Sembra che il modo in cui D’Annunzio ha voluto costruire la propria immagine pubblica, mescolando l’uomo e il poeta, gli abbia, in questo caso, nuociuto: perché l’uomo, dopotutto, era forse di altra stoffa, e assai migliore, di quella di tanti suoi personaggi di eroi decadenti, con i quali il pubblico e la critica finirono per identificarlo.

Non Croce, soltanto, come si è visto, ma anche altri critici letterari si gettarono avidamente su quella frase, «quattrocento bruti, morti brutalmente», per imbastire una specie di processo morale al romanzo e al suo autore: romanzo non eccelso e autore non irreprensibile; ma la loro polemica era strumentale e farisaica.

Strumentale e farisaica è anche la critica letteraria che si ostina a denunciare “l’incoerenza” di Pascoli, poeta umanitario, per aver celebrato la guerra di Libia; e così pure l’”incoerenza” di Carducci, poeta ribelle e democratico, per aver assunto posizioni conservatrici. Pascoli pensava quel che pensavano milioni di italiani: che la conquista di nuove colonie avrebbe dato sfogo alla nostra emigrazione e assorbito tanti poveri contadini disoccupati; e che essa non era affatto in contrasto con l’umanitarismo e la collaborazione fra le classi. Perfino alcuni leader marxisti, come Antonio Labriola, la pensavano esattamente in questo modo; anche se, poi, la cosa è stata nascosta e rimossa dagli storici, perché disturbava i comodi schemi mentali dei nostri intellettuali, eterne mosche cocchiere e maestri della saggezza del poi.
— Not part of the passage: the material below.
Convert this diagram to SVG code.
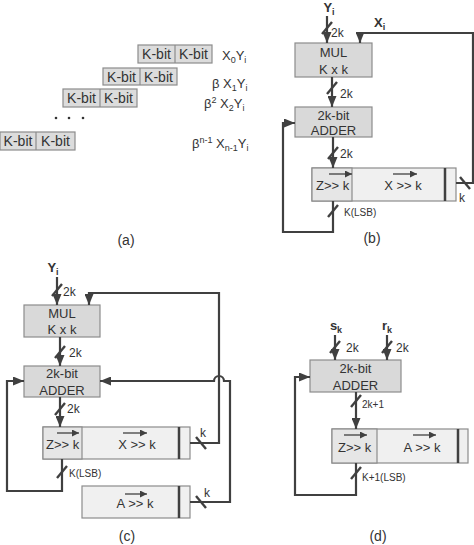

La storia è sempre più complessa e sfaccettata di come ce la vorrebbero presentare costoro.

È anche più complessa di come la vede Giansiro Ferrata, che pone un pudibondo “sic” di disapprovazione allorché riporta la frase di Croce sul desiderio di vendetta degli Italiani per la strage di Dogali. Sì, vendetta: e non fa nulla se l’Italia, invadendo l’Eritrea e spingendosi verso l’Abissinia, andava a molestare altri popoli in casa loro; il massacro di Dogali suscitò uno scalpore non inferiore a quello che aveva provocato, nel pubblico americano, il massacro di Custer a Little Big Horn. Mostrare se una guerra è legittima o illegittima, è affare della coscienza del singolo; ma che i popoli reagiscano emotivamente alla notizia del massacro dei propri soldati, è cosa talmente ovvia che non andrebbe nemmeno spiegata.

Questo, però, i nostri signori critici, tutti debitamente “progressisti” e quindi politicamente corretti, non arrivano a capirlo: si sentono in dovere di mettere le pezze per correggere gli errori del passato, per far vedere che loro hanno un più retto discernimento di quanto ne ebbero i contemporanei di quei fatti. Giudicano, invece di sforzarsi di comprendere. E, se la storia non piace loro, parlano di strane malattie che colpiscono la società e che fuorviano i loro concittadini, magari per qualche decennio.